In looking at my data, we are able to take away some potential trends that are appearing in the policies of each state. All states, but especially California, seem to be concerned with climate or have policies that will interact with the climate in some way. All three states also seem concerned with their energy and emissions produced. California and Vermont both have policies that mentioned “greenhouse” (assuming to be associated with greenhouse gases or emissions). Vermont has a high count of GHG, which stands for greenhouse gases, so a difference in terminology can be observed there. California also seems to have actions surrounding their carbon, resources, and transportation policies.

Question 3:

How do positive policy sentiment scores change per year?

For this question, I want to look at the positive sentiment scores of each state and see if there is any difference in scores throughout the years 2019-2024. I think it would be interested to see if language or sentiment changes around election years, and if there’s a normal balance following those years.

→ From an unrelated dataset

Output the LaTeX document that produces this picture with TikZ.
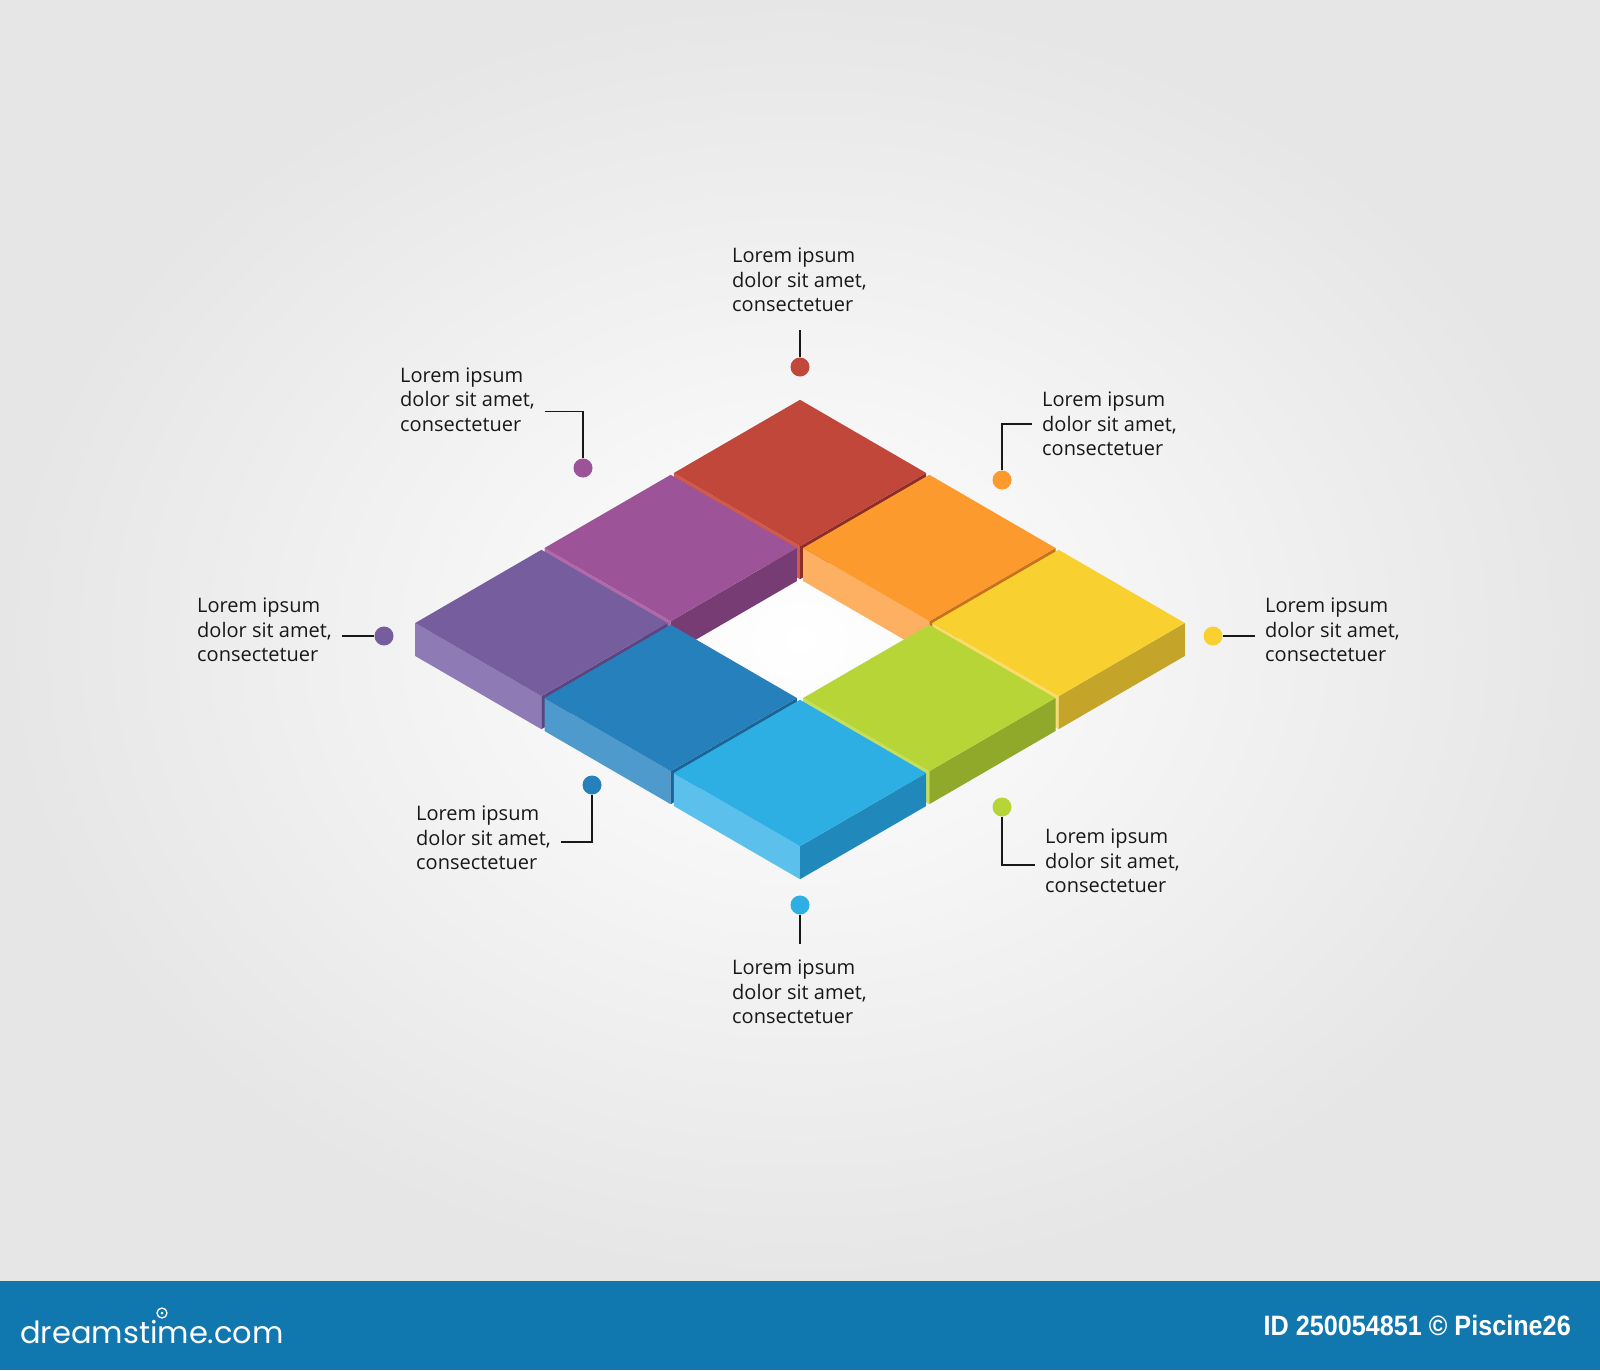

To do so, I created a dataframe for my policy sentiments by year (I had to extract the year from my date_enacted value), subtract the positive from negative sentiments, and then grouped by state and year.

In looking at this data, it seems like California had a lot of positive terminology in their policies - it could be attributed to the push for sustainable initiatives before the uncertain results of the 2021 election. We saw a lower amount of positive sentiment found in all states in 2021. 2022 was a mixed bag from all states - California had high numbers, while New York and Vermont saw lower positivity scores. 2023 had the same trend, while 2024 saw a huge increase for both New York and Vermont in terms of their positive sentiments in the policies passed.